1. **Start with the given: AB = AC.**
This means multiplying matrix A by matrix B gives the same result as multiplying matrix A by matrix C.

2. **Multiply both sides by A⁻¹ (A inverse) from the left.**
Just like we did with numbers, we can do the same operation to both sides of the equation to keep it balanced.
So, we get: A⁻¹(AB) = A⁻¹(AC)

3. **Rearrange the multiplication (like grouping numbers):**
Because of how matrix multiplication works, we can group A⁻¹ and A together:
(A⁻¹A)B = (A⁻¹A)C

4. **Use the inverse property:**
We know that A⁻¹A is the identity matrix, I.
So, the equation becomes: IB = IC

5. **Use the identity property:**
Multiplying any matrix by the identity matrix I doesn't change it.
So, IB is just B, and IC is just C.
Therefore, we get: B = C
This shows that if A is invertible, then B must be equal to C. That's super neat!

Now, let's think about the second part: **Is this true if A is *not* invertible?**
If A is not invertible, it means it doesn't have an A⁻¹ buddy.

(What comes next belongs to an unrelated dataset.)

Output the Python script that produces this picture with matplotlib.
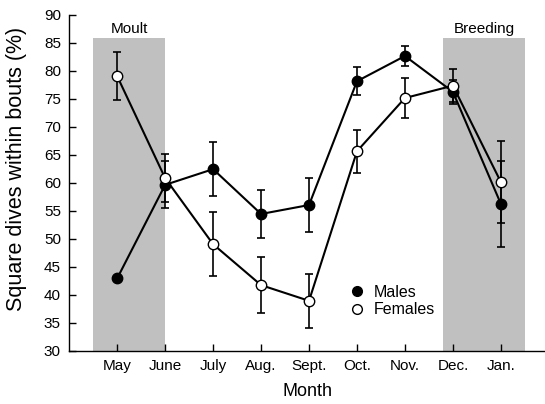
import numpy as np
import matplotlib
matplotlib.use("Agg")
import matplotlib.pyplot as plt
from matplotlib.lines import Line2D

plt.rcParams['font.family'] = ['Liberation Sans', 'DejaVu Sans']

months = ["May", "June", "July", "Aug.", "Sept.", "Oct.", "Nov.", "Dec.", "Jan."]
males = [42.9, 59.6, 62.4, 54.4, 56.0, 78.1, 82.6, 76.2, 56.2]
males_err = [0.0, 4.2, 4.8, 4.2, 4.9, 2.5, 1.7, 2.2, 7.7]
females = [79.0, 60.8, 49.0, 41.7, 38.9, 65.6, 75.1, 77.3, 60.1]
females_err = [4.3, 4.3, 5.7, 5.0, 4.8, 3.8, 3.6, 3.0, 7.3]

# shaded periods: (start, end, label)
periods = [(-0.5, 1.0, "Moult"), (6.8, 8.5, "Breeding")]
shade_top = 85.8

x = np.arange(len(months))

fig = plt.figure(figsize=(5.45, 4.04), dpi=100)
ax = fig.add_axes([0.127, 0.132, 0.873, 0.832])

for start, end, label in periods:
    ax.fill_between([start, end], 30, shade_top, color='#c0c0c0', lw=0, zorder=0)
    ax.text((start + end) / 2, 86.2, label, ha='center', va='bottom', fontsize=11)

ax.errorbar(x, males, yerr=males_err, fmt='-o', color='black', mfc='black', mec='black',
            ms=7.5, lw=1.5, elinewidth=1.2, capsize=3, capthick=1.2, zorder=3)
ax.errorbar(x, females, yerr=females_err, fmt='-o', color='black', mfc='white', mec='black',
            ms=7.5, lw=1.5, elinewidth=1.2, capsize=3, capthick=1.2, zorder=4)

handles = [
    Line2D([], [], ls='none', marker='o', color='black', mfc='black', ms=7),
    Line2D([], [], ls='none', marker='o', color='black', mfc='white', ms=7),
]
ax.legend(handles, ["Males", "Females"], frameon=False, fontsize=11.5,
          loc='center left', bbox_to_anchor=(0.555, 0.148),
          handletextpad=0.45, labelspacing=0.15, handlelength=1.2)

ax.set_xlim(-1, 8.92)
ax.set_ylim(30, 90)
ax.set_xticks(x)
ax.set_xticklabels(months)
ax.set_yticks(np.arange(30, 91, 5))
ax.tick_params(direction='in', length=5, width=1, labelsize=11, pad=6)
ax.spines['top'].set_visible(False)
ax.spines['right'].set_visible(False)
ax.spines['left'].set_linewidth(1)
ax.spines['bottom'].set_linewidth(1)
ax.set_xlabel("Month", fontsize=13, labelpad=7)
ax.set_ylabel("Square dives within bouts (%)", fontsize=15.5)
ax.yaxis.set_label_coords(-0.089, 0.542)

fig.savefig("out.png", dpi=100)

So, we can't do the trick of multiplying by A⁻¹ anymore.
Let's try to find an example where AB = AC but B is NOT equal to C. If we can find just one such example, then the answer is "no, it's not always true."

Let's use some simple matrices.
Let A = [[1, 0], [0, 0]] (This matrix is not invertible because its bottom row is all zeros, which means you can't "undo" its operation to get back where you started).

Let B = [[1, 2], [3, 4]]

Let's calculate AB:
AB = [[1, 0], [0, 0]] * [[1, 2], [3, 4]]
= [[(1*1) + (0*3), (1*2) + (0*4)],
[(0*1) + (0*3), (0*2) + (0*4)]]
= [[1, 2],
[0, 0]]

Now, we need to find a matrix C that is *different* from B, but when multiplied by A, gives the *same* result as AB.
Let C = [[1, 2], [5, 6]] (See? C is different from B because its second row is [5, 6] instead of [3, 4]).

Let's calculate AC:
AC = [[1, 0], [0, 0]] * [[1, 2], [5, 6]]
= [[(1*1) + (0*5), (1*2) + (0*6)],
[(0*1) + (0*5), (0*2) + (0*6)]]
= [[1, 2],
[0, 0]]

Look! We have AB = [[1, 2], [0, 0]] and AC = [[1, 2], [0, 0]].
So, AB = AC is true for these matrices.
BUT, B ([[1, 2], [3, 4]]) is clearly not equal to C ([[1, 2], [5, 6]]).

This example shows that if A is not invertible, then even if AB = AC, it doesn't necessarily mean that B = C. So, the answer to the second part is "no."